═══ Given information ═══

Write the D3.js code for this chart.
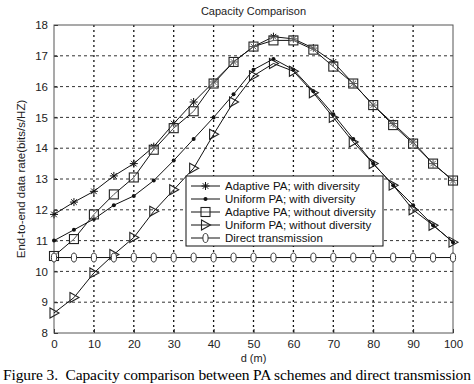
<!DOCTYPE html>
<html>
<head>
<meta charset="utf-8">
<script src="https://cdn.jsdelivr.net/npm/d3@7"></script>
<style>
  body { margin: 0; background: #fff; }
  svg { display: block; }
</style>
</head>
<body>
<div id="chart"></div>
<script>
const dist = d3.range(0, 101, 5);

const adaptiveDiv = [11.85, 12.25, 12.6, 13.1, 13.5, 14.05, 14.8, 15.5, 16.15, 16.8, 17.3, 17.62, 17.55, 17.25, 16.8, 16.1, 15.4, 14.8, 14.2, 13.5, 12.95];
const uniformDiv = [11.0, 11.35, 11.7, 12.15, 12.45, 12.95, 13.6, 14.3, 15.0, 15.75, 16.55, 16.9, 16.55, 15.85, 15.1, 14.3, 13.5, 12.8, 12.15, 11.5, 10.95];
const adaptiveNoDiv = [10.5, 11.05, 11.85, 12.5, 13.05, 13.95, 14.65, 15.2, 16.1, 16.8, 17.3, 17.5, 17.5, 17.2, 16.65, 16.1, 15.4, 14.75, 14.15, 13.5, 12.95];
const uniformNoDiv = [8.65, 9.15, 9.95, 10.55, 11.1, 11.95, 12.65, 13.35, 14.45, 15.5, 16.35, 16.75, 16.5, 15.8, 15.0, 14.2, 13.5, 12.8, 12.0, 11.5, 10.95];
const direct = [10.45, 10.45, 10.45, 10.45, 10.45, 10.45, 10.45, 10.45, 10.45, 10.45, 10.45, 10.45, 10.45, 10.45, 10.45, 10.45, 10.45, 10.45, 10.45, 10.45, 10.45];

const seriesNames = ["Adaptive PA; with diversity", "Uniform PA; with diversity", "Adaptive PA; without diversity", "Uniform PA; without diversity", "Direct transmission"];
const seriesValues = [adaptiveDiv, uniformDiv, adaptiveNoDiv, uniformNoDiv, direct];
const markerTypes = ["star", "dot", "square", "triangle", "diamond"];

const xTicks = [0, 10, 20, 30, 40, 50, 60, 70, 80, 90, 100];
const yTicks = [8, 9, 10, 11, 12, 13, 14, 15, 16, 17, 18];

const width = 474, height = 384;
const plotLeft = 54, plotRight = 453, plotTop = 25, plotBottom = 333;

const x = d3.scaleLinear().domain([0, 100]).range([plotLeft, plotRight]);
const y = d3.scaleLinear().domain([8, 18]).range([plotBottom, plotTop]);

const svg = d3.select("#chart").append("svg")
  .attr("width", width)
  .attr("height", height)
  .style("font-family", "Liberation Sans, Arial, sans-serif");

// grid
svg.append("g")
  .selectAll("line")
  .data(xTicks.slice(1, -1))
  .join("line")
  .attr("x1", d => x(d)).attr("x2", d => x(d))
  .attr("y1", plotTop).attr("y2", plotBottom)
  .attr("stroke", "#111")
  .attr("stroke-width", 1.3)
  .attr("stroke-dasharray", "2,3");

svg.append("g")
  .selectAll("line")
  .data(yTicks.slice(1, -1))
  .join("line")
  .attr("x1", plotLeft).attr("x2", plotRight)
  .attr("y1", d => y(d)).attr("y2", d => y(d))
  .attr("stroke", "#333")
  .attr("stroke-width", 1)
  .attr("stroke-dasharray", "3,3");

// axes
const xAxis = svg.append("g")
  .attr("transform", `translate(0,${plotBottom})`)
  .call(d3.axisBottom(x).tickValues(xTicks).tickSize(-4).tickPadding(7));
const yAxis = svg.append("g")
  .attr("transform", `translate(${plotLeft},0)`)
  .call(d3.axisLeft(y).tickValues(yTicks).tickSize(-4).tickPadding(6));

for (const ax of [xAxis, yAxis]) {
  ax.select(".domain").remove();
  ax.selectAll(".tick line").attr("stroke", "#222");
  ax.selectAll("text").attr("font-size", 11.5).attr("fill", "#222").style("font-family", "Liberation Sans, Arial, sans-serif");
}

// box
svg.append("rect")
  .attr("x", plotLeft).attr("y", plotTop)
  .attr("width", plotRight - plotLeft).attr("height", plotBottom - plotTop)
  .attr("fill", "none")
  .attr("stroke", "#555")
  .attr("stroke-width", 1);

function drawMarker(g, type, cx, cy) {
  if (type === "star") {
    const r = 4;
    g.append("path")
      .attr("d", `M${cx - r},${cy}H${cx + r}M${cx},${cy - r}V${cy + r}M${cx - r * 0.7},${cy - r * 0.7}L${cx + r * 0.7},${cy + r * 0.7}M${cx - r * 0.7},${cy + r * 0.7}L${cx + r * 0.7},${cy - r * 0.7}`)
      .attr("stroke", "#111").attr("stroke-width", 1).attr("fill", "none");
  } else if (type === "dot") {
    g.append("circle").attr("cx", cx).attr("cy", cy).attr("r", 2).attr("fill", "#111");
  } else if (type === "square") {
    g.append("rect").attr("x", cx - 4.5).attr("y", cy - 4.5).attr("width", 9).attr("height", 9)
      .attr("fill", "#fff").attr("fill-opacity", 0.3).attr("stroke", "#222").attr("stroke-width", 1.1);
  } else if (type === "triangle") {
    g.append("path").attr("d", `M${cx - 4},${cy - 5}L${cx + 5},${cy}L${cx - 4},${cy + 5}Z`)
      .attr("fill", "none").attr("stroke", "#222").attr("stroke-width", 1.1);
  } else if (type === "diamond") {
    g.append("ellipse").attr("cx", cx).attr("cy", cy).attr("rx", 2.6).attr("ry", 4.5)
      .attr("fill", "#fff").attr("stroke", "#333").attr("stroke-width", 1);
  }
}

const line = d3.line().x((d, i) => x(dist[i])).y(d => y(d));

seriesValues.forEach((vals, k) => {
  const g = svg.append("g");
  g.append("path")
    .attr("d", line(vals))
    .attr("fill", "none")
    .attr("stroke", "#111")
    .attr("stroke-width", 1);
  vals.forEach((v, i) => drawMarker(g, markerTypes[k], x(dist[i]), y(v)));
});

// legend
const lg = svg.append("g");
lg.append("rect")
  .attr("x", 186).attr("y", 176)
  .attr("width", 197).attr("height", 70)
  .attr("fill", "#fff")
  .attr("stroke", "#111")
  .attr("stroke-width", 1);

seriesNames.forEach((name, k) => {
  const ly = 186 + k * 13;
  lg.append("line")
    .attr("x1", 191).attr("x2", 220)
    .attr("y1", ly).attr("y2", ly)
    .attr("stroke", "#111").attr("stroke-width", 1);
  drawMarker(lg, markerTypes[k], 205.5, ly);
  lg.append("text")
    .attr("x", 225).attr("y", ly + 4)
    .attr("font-size", 11.5)
    .attr("fill", "#111")
    .text(name);
});

// labels
svg.append("text")
  .attr("x", (plotLeft + plotRight) / 2).attr("y", 15)
  .attr("text-anchor", "middle")
  .attr("font-size", 11)
  .attr("fill", "#222")
  .text("Capacity Comparison");

svg.append("text")
  .attr("x", (plotLeft + plotRight) / 2).attr("y", 362)
  .attr("text-anchor", "middle")
  .attr("font-size", 11)
  .attr("fill", "#222")
  .text("d (m)");

svg.append("text")
  .attr("transform", `translate(25,${(plotTop + plotBottom) / 2}) rotate(-90)`)
  .attr("text-anchor", "middle")
  .attr("font-size", 11.5)
  .attr("fill", "#222")
  .text("End-to-end data rate(bits/s/HZ)");

svg.append("text")
  .attr("x", 3).attr("y", 380)
  .attr("font-size", 15.5)
  .attr("fill", "#000")
  .style("font-family", "Liberation Serif, Times New Roman, serif")
  .attr("textLength", 468)
  .attr("xml:space", "preserve")
  .text("Figure 3.  Capacity comparison between PA schemes and direct transmission");
</script>
</body>
</html>
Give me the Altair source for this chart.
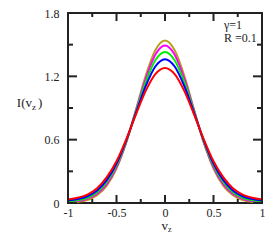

═══

Short exercise | What is the number of lines in the data holding the word "this"? Reply with that number only.

Exercise solution | 2